Neutral evolution
When it was realized that the effectiveness of natural selection can be very low in small populations, suggestions began to arise as to the degree to which this basic pillar of Darwinism can play a role in biological evolution. Some authors concluded that the effective size of real populations is so small that natural selection cannot basically play any role here. With reference to the relationships mostly derived by Kimura, they argued that most traits were fixed during evolution by genetic drift, so that biological evolution basically did not occur as Darwinist evolution, but rather as neutral evolution.
This conclusion was rejected by most evolutionary biologists, including M. Kimura. Primarily, it was found that mutations with selection coefficients so large that they cannot act as selectionally neutral even in a relatively small population occur in nature with a non-negligible frequency . At the present time, it has even been found that the populations of a great many species are apparently so large that even a prototype of neutral mutation, i.e. a synonymous mutation, can act as a selectionally significant mutation in at least some phases of evolution (Akashi 1995; Berg 1996). Primarily, however, a great many authors have repeatedly emphasized that the nature of evolution is not so much determined by how many mutations are fixed by a particular mechanism, but rather primarily through which mutations become fixed. The number of mutations fixed by selection can be incomparably fewer than the number of mutations fixed by genetic drift or genetic draft. However, because primarily those rare mutations that fundamentally affect the phenotype of organisms will be preferentially fixed by selection, it will be selection that plays a major role in determining the nature of biological evolution.
Regardless of the basic evolutionary importance of mutations affected by selection, it must be borne in mind that there is an extremely large class of mutations that act as effectively neutral in populations of normal size. These are mostly synonymous point mutations and also mutations in those parts of the DNA that do not code a functional protein or RNA and do not even participate in the regulation of biological processes. Simultaneously, it is probable that most other mutations that are not synonymous and that can thus be manifested in the structure of coded proteins or in the regulation of their synthesis have such a small effect on the overall fitness of the organism that they act as neutral mutations in populations of normal size. When molecular biologists study a sequence of nucleic acids or proteins, the vast majority of the differences between the individual sequences, from a practical standpoint almost all that they encounter, tend to fall into the category of effectively neutral mutations.

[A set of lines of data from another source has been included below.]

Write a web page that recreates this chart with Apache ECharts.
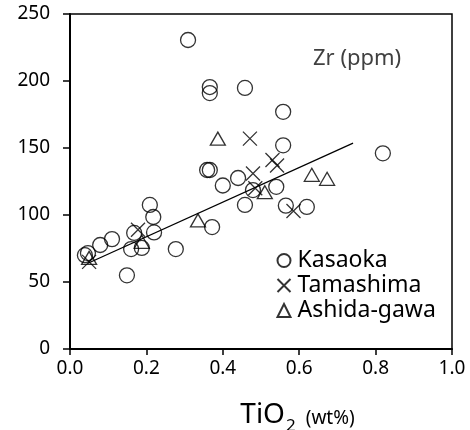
<!DOCTYPE html>
<html>
<head>
<meta charset="utf-8">
<script src="https://cdn.jsdelivr.net/npm/echarts@6/dist/echarts.min.js"></script>
<style>
  html, body { margin: 0; padding: 0; background: #fff; }
  #chart { width: 470px; height: 430px; }
</style>
</head>
<body>
<div id="chart"></div>
<script>
// TiO2 (wt%) vs Zr (ppm)
var kasaoka = [
    [0.309, 230.6], [0.366, 195.5], [0.366, 191], [0.458, 194.8], [0.558, 177],
    [0.558, 152], [0.819, 146], [0.359, 133.6], [0.366, 133.6], [0.44, 127.6],
    [0.40, 122], [0.479, 118.6], [0.458, 107.5], [0.54, 121], [0.565, 107],
    [0.62, 106], [0.372, 91], [0.039, 70], [0.047, 71.6], [0.079, 77.6],
    [0.11, 82], [0.149, 55], [0.16, 74.6], [0.168, 86.6], [0.188, 75.4],
    [0.209, 107.5], [0.218, 98.5], [0.22, 87], [0.277, 74.6]
];
var tamashima = [
    [0.05, 65], [0.178, 89], [0.471, 157], [0.479, 131], [0.53, 141],
    [0.542, 137], [0.585, 103], [0.485, 120]
];
var ashida = [
    [0.05, 68], [0.188, 80], [0.335, 96], [0.387, 157], [0.51, 117],
    [0.633, 130], [0.673, 127]
];
var trendLine = [[0.047, 64], [0.741, 153.7]];

var crossPath = 'path://M0,0L10,10M10,0L0,10';
var font = 'Noto Sans';

var chart = echarts.init(document.getElementById('chart'));
var option = {
    animation: false,
    grid: {
        left: 70, top: 14, right: 18, bottom: 81,
        outerBoundsMode: 'none',
        containLabel: false,
        show: true, borderColor: '#000', borderWidth: 1.5
    },
    legend: {
        orient: 'vertical',
        left: 275,
        top: 248,
        padding: 0,
        itemGap: 0,
        itemWidth: 13,
        itemHeight: 13,
        data: ['Kasaoka', 'Tamashima', 'Ashida-gawa'],
        textStyle: { fontFamily: font, fontSize: 23, lineHeight: 25, color: '#000', padding: [0, 0, 0, 2] }
    },
    graphic: [{
        type: 'text',
        left: 313,
        top: 48,
        style: { text: 'Zr (ppm)', fontFamily: font, fontSize: 22, fill: '#404040' }
    }],
    xAxis: {
        type: 'value',
        min: 0, max: 1, interval: 0.2,
        name: '{a|TiO}{b|2}{c|(wt%)}',
        nameLocation: 'middle',
        nameGap: 52,
        nameTextStyle: {
            padding: [0, 0, 0, 73],
            rich: {
                a: { fontFamily: font, fontSize: 28, color: '#000', lineHeight: 32, verticalAlign: 'top' },
                b: { fontFamily: font, fontSize: 17, color: '#000', lineHeight: 17, verticalAlign: 'top', padding: [17, 10, 0, 1] },
                c: { fontFamily: font, fontSize: 19, color: '#000', lineHeight: 22, verticalAlign: 'top', padding: [8, 0, 0, 0] }
            }
        },
        axisLine: { show: true, onZero: false, lineStyle: { color: '#000', width: 2 } },
        axisTick: { show: true, inside: false, length: 6, lineStyle: { color: '#000', width: 1.5 } },
        axisLabel: { fontFamily: font, fontSize: 19, color: '#000', margin: 10, formatter: function (v) { return v.toFixed(1); } },
        splitLine: { show: false }
    },
    yAxis: {
        type: 'value',
        min: 0, max: 250, interval: 50,
        axisLine: { show: true, onZero: false, lineStyle: { color: '#000', width: 2 } },
        axisTick: { show: true, inside: false, length: 7, lineStyle: { color: '#000', width: 1.5 } },
        axisLabel: { fontFamily: font, fontSize: 19, color: '#000', margin: 20 },
        splitLine: { show: false }
    },
    series: [
        {
            name: 'trend',
            type: 'line',
            data: trendLine,
            symbol: 'none',
            silent: true,
            lineStyle: { color: '#000', width: 1.3 },
            z: 1
        },
        {
            name: 'Kasaoka',
            type: 'scatter',
            data: kasaoka,
            symbol: 'circle',
            symbolSize: 15,
            itemStyle: { color: 'none', borderColor: '#000', borderWidth: 1.3 }
        },
        {
            name: 'Tamashima',
            type: 'scatter',
            data: tamashima,
            symbol: crossPath,
            symbolSize: 14,
            itemStyle: { color: 'none', borderColor: '#000', borderWidth: 1.3 }
        },
        {
            name: 'Ashida-gawa',
            type: 'scatter',
            data: ashida,
            symbol: 'triangle',
            symbolSize: [15, 13],
            itemStyle: { color: 'none', borderColor: '#000', borderWidth: 1.3 }
        }
    ]
};
chart.setOption(option);
window.addEventListener('resize', function () {
    chart.resize();
});
</script>
</body>
</html>
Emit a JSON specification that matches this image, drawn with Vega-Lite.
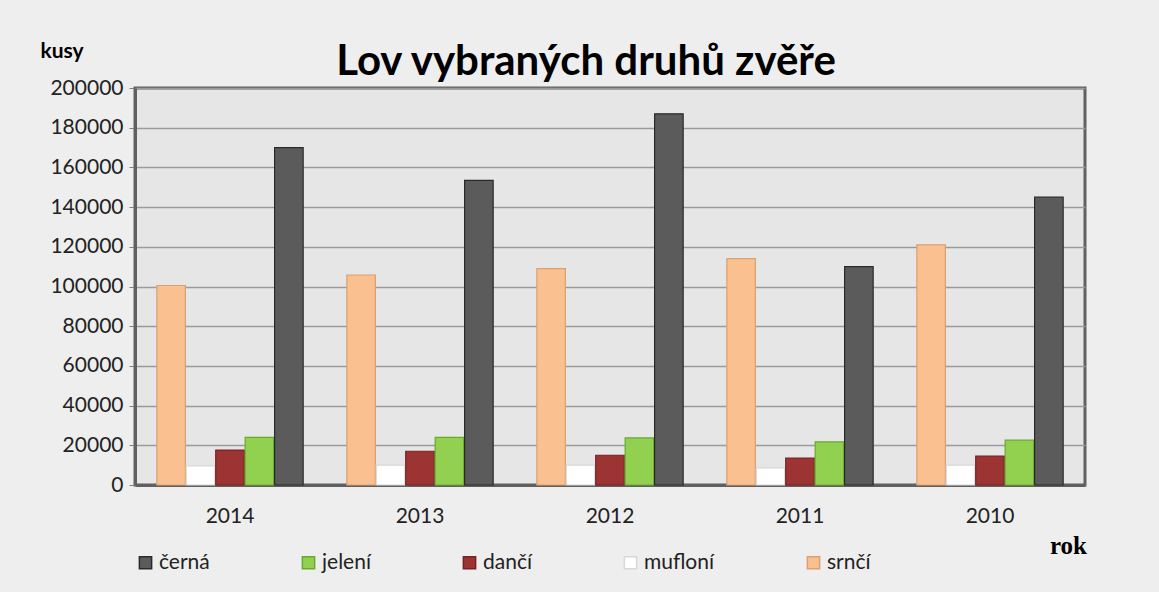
{
  "$schema": "https://vega.github.io/schema/vega-lite/v6.json",
  "width": 950,
  "height": 397,
  "autosize": {"type": "none"},
  "padding": {"left": 135, "top": 88, "right": 74, "bottom": 107},
  "background": "#eeeeee",
  "title": {
    "text": "Lov vybraných druhů zvěře",
    "anchor": "middle",
    "dx": -24,
    "offset": -77,
    "baseline": "alphabetic",
    "font": "Lato",
    "fontSize": 42,
    "fontWeight": "bold",
    "color": "#000000"
  },
  "config": {
    "view": {"fill": "#e6e6e6", "stroke": "#606060", "strokeWidth": 3},
    "font": "Lato"
  },
  "data": {
    "values": [
      {"rok": "2014", "druh": "srnčí", "kusy": 100500},
      {"rok": "2014", "druh": "mufloní", "kusy": 9600},
      {"rok": "2014", "druh": "dančí", "kusy": 17600},
      {"rok": "2014", "druh": "jelení", "kusy": 24000},
      {"rok": "2014", "druh": "černá", "kusy": 170000},
      {"rok": "2013", "druh": "srnčí", "kusy": 105800},
      {"rok": "2013", "druh": "mufloní", "kusy": 10000},
      {"rok": "2013", "druh": "dančí", "kusy": 17000},
      {"rok": "2013", "druh": "jelení", "kusy": 24000},
      {"rok": "2013", "druh": "černá", "kusy": 153500},
      {"rok": "2012", "druh": "srnčí", "kusy": 109000},
      {"rok": "2012", "druh": "mufloní", "kusy": 10000},
      {"rok": "2012", "druh": "dančí", "kusy": 15000},
      {"rok": "2012", "druh": "jelení", "kusy": 23700},
      {"rok": "2012", "druh": "černá", "kusy": 187000},
      {"rok": "2011", "druh": "srnčí", "kusy": 114000},
      {"rok": "2011", "druh": "mufloní", "kusy": 8600},
      {"rok": "2011", "druh": "dančí", "kusy": 13600},
      {"rok": "2011", "druh": "jelení", "kusy": 21700},
      {"rok": "2011", "druh": "černá", "kusy": 110000},
      {"rok": "2010", "druh": "srnčí", "kusy": 121000},
      {"rok": "2010", "druh": "mufloní", "kusy": 10000},
      {"rok": "2010", "druh": "dančí", "kusy": 14600},
      {"rok": "2010", "druh": "jelení", "kusy": 22600},
      {"rok": "2010", "druh": "černá", "kusy": 145000}
    ]
  },
  "mark": {"type": "bar", "strokeWidth": 1.2},
  "encoding": {
    "x": {
      "field": "rok",
      "type": "nominal",
      "sort": ["2014", "2013", "2012", "2011", "2010"],
      "scale": {"paddingInner": 0.23, "paddingOuter": 0.115},
      "axis": {
        "title": "rok",
        "titleFont": "Liberation Serif",
        "titleFontSize": 25,
        "titleFontWeight": "bold",
        "titleColor": "#000000",
        "titleAnchor": "start",
        "titleAlign": "center",
        "titleBaseline": "alphabetic",
        "titleX": 933,
        "titleY": 68,
        "labelAngle": 0,
        "labelFontSize": 21,
        "labelColor": "#222222",
        "labelPadding": 20,
        "ticks": false,
        "domain": true,
        "domainColor": "#606060",
        "domainWidth": 3
      }
    },
    "xOffset": {
      "field": "druh",
      "type": "nominal",
      "sort": ["srnčí", "mufloní", "dančí", "jelení", "černá"],
      "scale": {"paddingInner": 0.03}
    },
    "y": {
      "field": "kusy",
      "type": "quantitative",
      "scale": {"domain": [0, 200000]},
      "axis": {
        "title": "kusy",
        "titleAngle": 0,
        "titleFont": "Lato",
        "titleFontSize": 21,
        "titleFontWeight": "bold",
        "titleColor": "#000000",
        "titleAlign": "left",
        "titleBaseline": "alphabetic",
        "titleX": -95,
        "titleY": -31,
        "values": [0, 20000, 40000, 60000, 80000, 100000, 120000, 140000, 160000, 180000, 200000],
        "format": "d",
        "labelFontSize": 21,
        "labelColor": "#222222",
        "labelPadding": 6,
        "tickSize": 6,
        "tickColor": "#808080",
        "gridColor": "#9a9a9a",
        "gridWidth": 1.5,
        "domainColor": "#606060",
        "domainWidth": 3
      }
    },
    "fill": {
      "field": "druh",
      "type": "nominal",
      "scale": {
        "domain": ["černá", "jelení", "dančí", "mufloní", "srnčí"],
        "range": ["#5b5b5b", "#92d050", "#9c3434", "#ffffff", "#fac090"]
      },
      "legend": {
        "title": null,
        "orient": "none",
        "legendX": 0,
        "legendY": 464,
        "direction": "horizontal",
        "columns": 5,
        "columnPadding": 88,
        "symbolType": "square",
        "symbolSize": 150,
        "labelFontSize": 21,
        "labelColor": "#222222",
        "labelOffset": 3
      }
    },
    "stroke": {
      "field": "druh",
      "type": "nominal",
      "scale": {
        "domain": ["černá", "jelení", "dančí", "mufloní", "srnčí"],
        "range": ["#2a2a2a", "#6aa82e", "#772222", "#d8d8d8", "#d9a070"]
      },
      "legend": null
    }
  }
}
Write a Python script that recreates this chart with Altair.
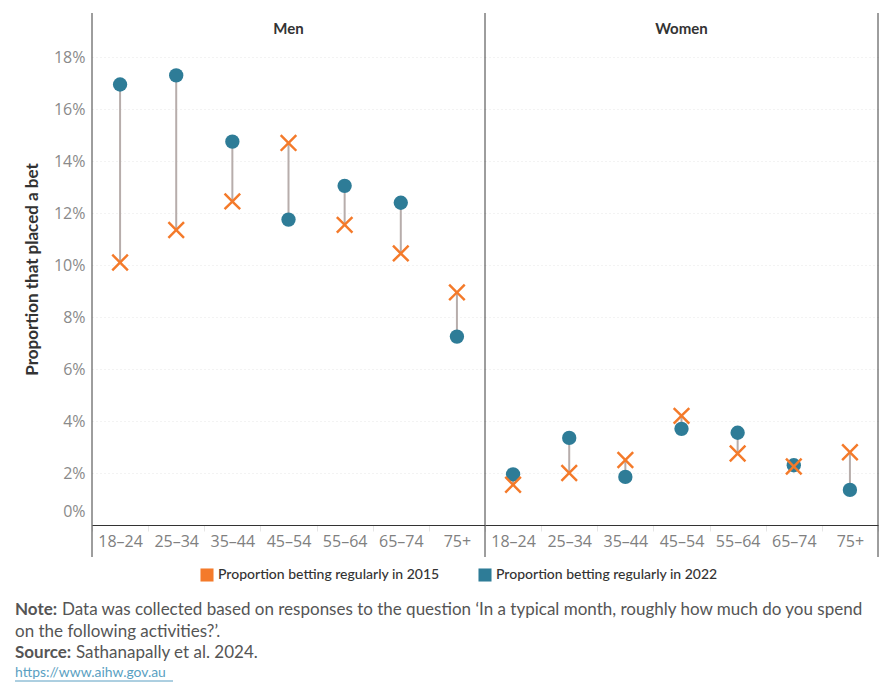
import altair as alt
import pandas as pd

ages = ["18–24", "25–34", "35–44", "45–54", "55–64", "65–74", "75+"]
men_2015 = [10.1, 11.35, 12.45, 14.7, 11.55, 10.45, 8.95]
men_2022 = [16.95, 17.3, 14.75, 11.75, 13.05, 12.4, 7.25]
women_2015 = [1.55, 2.0, 2.5, 4.2, 2.75, 2.25, 2.8]
women_2022 = [1.95, 3.35, 1.85, 3.7, 3.55, 2.3, 1.35]
sexes = ["Men", "Women"]
series = ["Proportion betting regularly in 2015", "Proportion betting regularly in 2022"]
y_ticks = [0, 2, 4, 6, 8, 10, 12, 14, 16, 18]

note1 = "Data was collected based on responses to the question ‘In a typical month, roughly how much do you spend"
note2 = "on the following activities?’."
source = "Sathanapally et al. 2024."
url = "https://www.aihw.gov.au"

wide = pd.DataFrame({
    "sex": ["Men"] * 7 + ["Women"] * 7,
    "age": ages + ages,
    "v2015": men_2015 + women_2015,
    "v2022": men_2022 + women_2022,
})
long = pd.concat([
    pd.DataFrame({"sex": wide["sex"], "age": wide["age"], "series": series[0], "value": wide["v2015"]}),
    pd.DataFrame({"sex": wide["sex"], "age": wide["age"], "series": series[1], "value": wide["v2022"]}),
])

ORANGE = "#f47a2a"
TEAL = "#2e7c97"
W, H = 393, 512
FONT = "Lato"
AFONT = "Open Sans"

d = 0.2
e = 1 - d
XPATH = (f"M0,-{d}L{e},-1L1,-{e}L{d},0L1,{e}L{e},1L0,{d}L-{e},1L-1,{e}L-{d},0L-1,-{e}L-{e},-1Z")

color = alt.Color(
    "series:N",
    scale=alt.Scale(domain=series, range=[ORANGE, TEAL]),
    legend=alt.Legend(
        orient="none", legendX=108, legendY=555, direction="horizontal", title=None,
        symbolType="square", symbolSize=170, labelFont=FONT, labelFontSize=14,
        labelColor="#333333", labelFontWeight=500, columnPadding=38, symbolStrokeWidth=0,
        labelLimit=0,
    ),
)


def panel(sex, first):
    x = alt.X(
        "age:N", sort=ages, title=None,
        scale=alt.Scale(type="band", paddingInner=0, paddingOuter=0),
        axis=alt.Axis(labelAngle=0, labelFont=AFONT, labelFontSize=16, labelColor="#808080",
                      labelPadding=2, domainColor="#333333", domainWidth=1,
                      tickBand="extent", tickColor="#e6e6e6", tickSize=6),
    )
    if first:
        yaxis = alt.Axis(values=y_ticks, labelExpr="datum.value + '%'", labelFont=AFONT,
                         labelFontSize=16, labelColor="#8a8a8a", labelPadding=7,
                         labelFlush=True, labelFlushOffset=-6,
                         ticks=False, domain=False, title="Proportion that placed a bet",
                         titleFont=FONT, titleFontSize=17, titleFontWeight="bold",
                         titleColor="#333333", titlePadding=12,
                         grid=True, gridColor="#e6e6e6", gridDash=[1, 3])
    else:
        yaxis = alt.Axis(values=y_ticks, labels=False, ticks=False, domain=False, title=None,
                         grid=True, gridColor="#e6e6e6", gridDash=[1, 3])
    y_scale = alt.Scale(domain=[0, 19.7], nice=False, zero=True)

    w = wide[wide["sex"] == sex]
    l = long[long["sex"] == sex]
    rules = alt.Chart(w).mark_rule(color="#b7adab", strokeWidth=2).encode(
        x=x, y=alt.Y("v2015:Q", scale=y_scale, axis=yaxis), y2="v2022:Q")
    circles = alt.Chart(l[l["series"] == series[1]]).mark_point(
        shape="circle", filled=True, size=205, opacity=1).encode(
        x=x, y=alt.Y("value:Q", scale=y_scale), color=color)
    crosses = alt.Chart(l[l["series"] == series[0]]).mark_point(
        shape=XPATH, filled=True, size=300, opacity=1).encode(
        x=x, y=alt.Y("value:Q", scale=y_scale), color=color)

    hdr = pd.DataFrame({"t": [sex]})
    header = alt.Chart(hdr).mark_text(font=FONT, fontSize=15, fontWeight="bold",
                                      color="#333333", baseline="middle").encode(
        x=alt.value(W / 2), y=alt.value(16), text="t:N")
    border_l = alt.Chart(hdr).mark_rule(color="#3c3c3c", strokeWidth=1).encode(
        x=alt.value(0), y=alt.value(0), y2=alt.value(544))
    layers = [rules, circles, crosses, header, border_l]
    if not first:
        border_r = alt.Chart(hdr).mark_rule(color="#3c3c3c", strokeWidth=1).encode(
            x=alt.value(W), y=alt.value(0), y2=alt.value(544))
        layers.append(border_r)
    else:
        notes = pd.DataFrame({"a": ["Note:"], "b": [note1], "c": [note2], "s": ["Source:"],
                              "sb": [source], "u": [url]})
        base = alt.Chart(notes)
        tc = dict(font=FONT, fontSize=17, color="#555555", align="left", baseline="middle")
        layers += [
            base.mark_text(fontWeight="bold", **tc).encode(x=alt.value(-77), y=alt.value(597), text="a:N"),
            base.mark_text(**tc).encode(x=alt.value(-30), y=alt.value(597), text="b:N"),
            base.mark_text(**tc).encode(x=alt.value(-77), y=alt.value(619), text="c:N"),
            base.mark_text(fontWeight="bold", **tc).encode(x=alt.value(-77), y=alt.value(640), text="s:N"),
            base.mark_text(**tc).encode(x=alt.value(-16), y=alt.value(640), text="sb:N"),
            base.mark_text(font=FONT, fontSize=13.9, color="#5a9fc2", align="left",
                           baseline="middle").encode(x=alt.value(-77), y=alt.value(660), text="u:N"),
            base.mark_rule(color="#5a9fc2", strokeWidth=1).encode(
                x=alt.value(-77), x2=alt.value(81), y=alt.value(668)),
        ]
    return alt.layer(*layers).properties(width=W, height=H)


chart = alt.hconcat(panel("Men", True), panel("Women", False), spacing=0, bounds="flush").properties(
    padding={"left": 14, "top": 12, "right": 5, "bottom": 5}
).configure_view(stroke=None).resolve_scale(color="shared")

chart.save("out.html", embed_options={"renderer": "svg", "actions": False})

In Chapter IX (DNA Sequence Evolution), it will be shown that the study of neutral mutations is of substantial importance for the evolutionary biologist when he attempts to reconstruct the progress of cladogenesis of a certain taxon. Determination of the molecular traits that are shared by the individual species permits determination, with well-quantifiable probability, of the order in which the individual species branched off from their common developmental base. The number of fixed mutations in the gene pools of the individual species also permits dating of the instances of splitting off of the individual phylogenetic branches.
However, these neutral mutations are insignificant and play no role in the formation of adaptive structures or in increasing the complexity of organisms, i.e. in anagenesis. Natural selection plays an exclusive and irreplaceable role in the anagenesis of organisms.